The adequate-competition determination isn’t something a contracting officer can just assert verbally — it needs to be documented in the contract file, typically in a Price Negotiation Memorandum. FAR 15.406-3 lays out what the PNM must include, and two elements matter most for competition determinations.
First, when the fair-and-reasonable finding rests on price analysis (as it does in competitive procurements), the PNM must identify the source and type of data used to support that determination. A contracting officer who found competition adequate because four offerors submitted prices within 10% of each other should document exactly that — which offers were compared, what the spread looked like, and why the winning price is reasonable.
Second, when certified cost or pricing data were not required even though the contract exceeds the certified data threshold, the PNM must document which exception applied and the basis for it. For an adequate-competition exemption, this means explaining how each of the three FAR 15.403-1(c)(1)(i) conditions was satisfied. Thin documentation here is where agencies get into trouble during audits and protests.
The most significant practical consequence of an adequate-competition finding is that it exempts the contractor from submitting certified cost or pricing data. Without this exemption, the Truth in Negotiations Act (codified at 10 U.S.C. 3702) requires contractors to provide detailed, certified breakdowns of their internal costs for any contract, subcontract, or modification expected to exceed $2,500,000. That process is expensive, time-consuming, and exposes the contractor to defective-pricing liability if any submitted data turns out to be inaccurate.
When competition is adequate, the logic is that the market has already done the work of validating the price. If multiple independent companies arrived at similar pricing, the government can trust the result without auditing anyone’s labor rates, overhead pools, or material costs. This saves weeks or months of back-and-forth and lets both sides move to contract execution faster.
The exemption isn’t absolute. Even with adequate competition, a contracting officer who finds the winning price unreasonable can override the exemption by documenting that finding (with approval from above). And the exemption applies only to the requirement for certified data — the contracting officer can still request “data other than certified cost or pricing data” to support a reasonableness finding, even in competitive procurements.
Adequate competition is the most commonly invoked exemption, but FAR 15.403-1(b) lists four others:
These exemptions can overlap. A commercial product acquired through adequate competition technically qualifies under two separate exemptions, though the contracting officer only needs to document one.
When competition isn’t adequate and the contract falls below the certified-data threshold (or another exemption applies), the contracting officer doesn’t just accept whatever price is offered. FAR 15.403-3 requires the officer to first look for pricing data from government or secondary sources — historical contract prices, published catalogs, market research — to support a reasonableness finding.

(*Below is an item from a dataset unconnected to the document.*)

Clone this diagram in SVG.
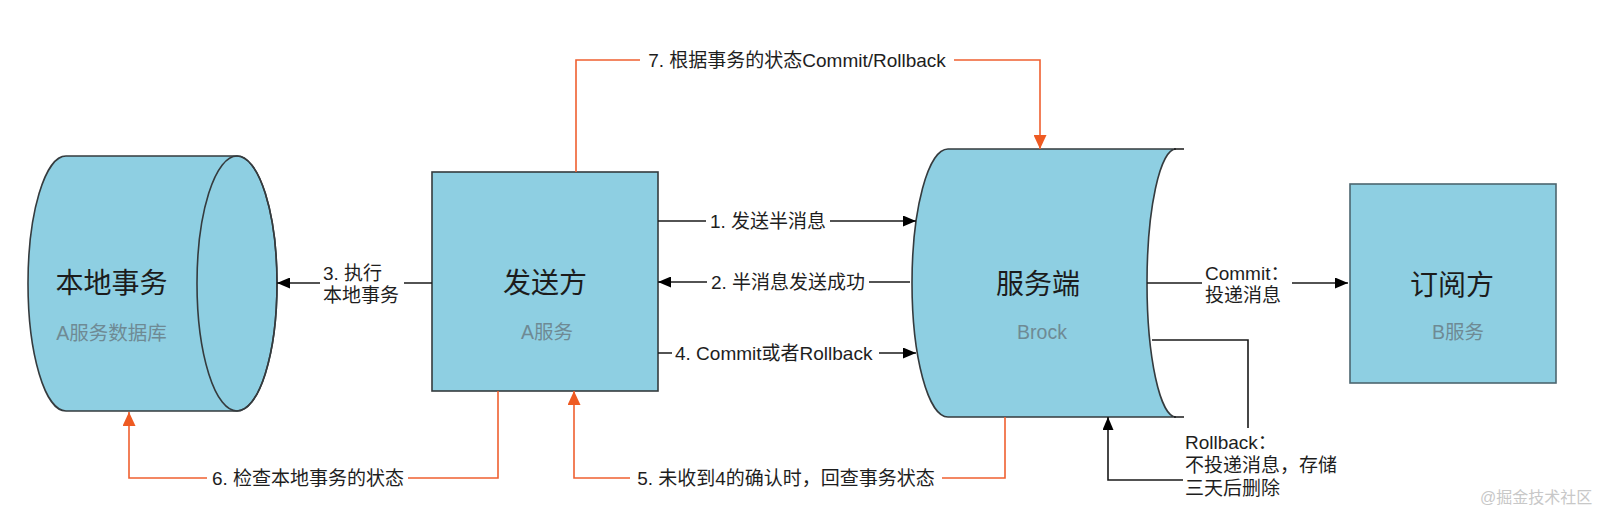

If those sources aren’t sufficient, the officer must require the offeror to submit data other than certified cost or pricing data. At a minimum, this means pricing history showing what the offeror has charged other customers for the same or similar items. For commercial products and services, the officer must keep requests limited to sales data for comparable items during a relevant time period and, wherever possible, stick to data the offeror already maintains as part of its normal business operations. The goal is to avoid imposing the full certified-data burden while still giving the government enough information to evaluate price reasonableness.
The adequate-competition exemption doesn’t stop at the prime contract level. FAR 15.404-3 requires prime contractors to conduct their own cost or price analyses on proposed subcontract prices and include those results in their proposals. When a subcontract is expected to exceed the $2,500,000 certified-data threshold, the prime contractor must ordinarily obtain certified cost or pricing data from the subcontractor before awarding the work.
But if adequate price competition exists at the subcontract level — meaning the prime solicited and received competing bids from subcontractors — the same exemption applies. The prime doesn’t need certified data from a subcontractor whose price was validated by competition. This makes competitive subcontracting a practical strategy for primes who want to streamline their proposals and reduce the data burden on their supply chain.
When an adequate-competition finding turns out to be wrong — or when certified data is submitted but proves inaccurate — the government has powerful recovery tools. Understanding these risks explains why getting the competition determination right matters so much.
Under FAR 52.215-10, if certified cost or pricing data was incomplete, inaccurate, or not current as of the certification date, the government can reduce the contract price by whatever amount the defective data inflated it. The contractor cannot defend against this reduction by arguing it was a sole source, that the contracting officer should have caught the error, or that the parties agreed to a total price rather than pricing individual elements.
The financial exposure goes beyond the price reduction itself. FAR 15.407-1 entitles the government to recover the overpayment amount plus interest, calculated at the IRS underpayment rate from the date of overpayment until repayment. If the government can show the defective data was submitted knowingly, the penalty doubles: the contractor owes a penalty equal to the entire overpayment on top of the refund and interest. Contracting officers must consult legal counsel before pursuing the penalty, but the threat alone makes defective-pricing audits a serious concern for contractors.
The connection to adequate competition is this: if an agency wrongly determines that competition was adequate and skips the certified-data requirement, it may lose the ability to pursue defective-pricing remedies later — because there’s no certified data to be “defective.” That’s why auditors and inspectors general scrutinize thin competition findings closely.
Contractors who believe an agency’s adequate-competition finding was flawed can challenge it through a bid protest at the Government Accountability Office. The GAO’s standard of review gives agencies substantial deference: a price analysis is “a matter within the sound exercise of the agency’s discretion,” and the GAO will not disturb it unless it “lacks a reasonable basis.”
In practice, this means a protester won’t win by offering an alternative interpretation of the pricing data. The protester needs to show that the agency’s analysis was unreasonable on its face or inconsistent with the evaluation criteria in the solicitation. A price reasonableness determination is treated as business judgment, and the GAO expects agencies to choose whatever analytical method provides a reasonable basis for assessing the cost of performance. The most successful protests in this area tend to involve missing documentation — situations where the contracting officer reached a conclusion but left no trail showing how they got there.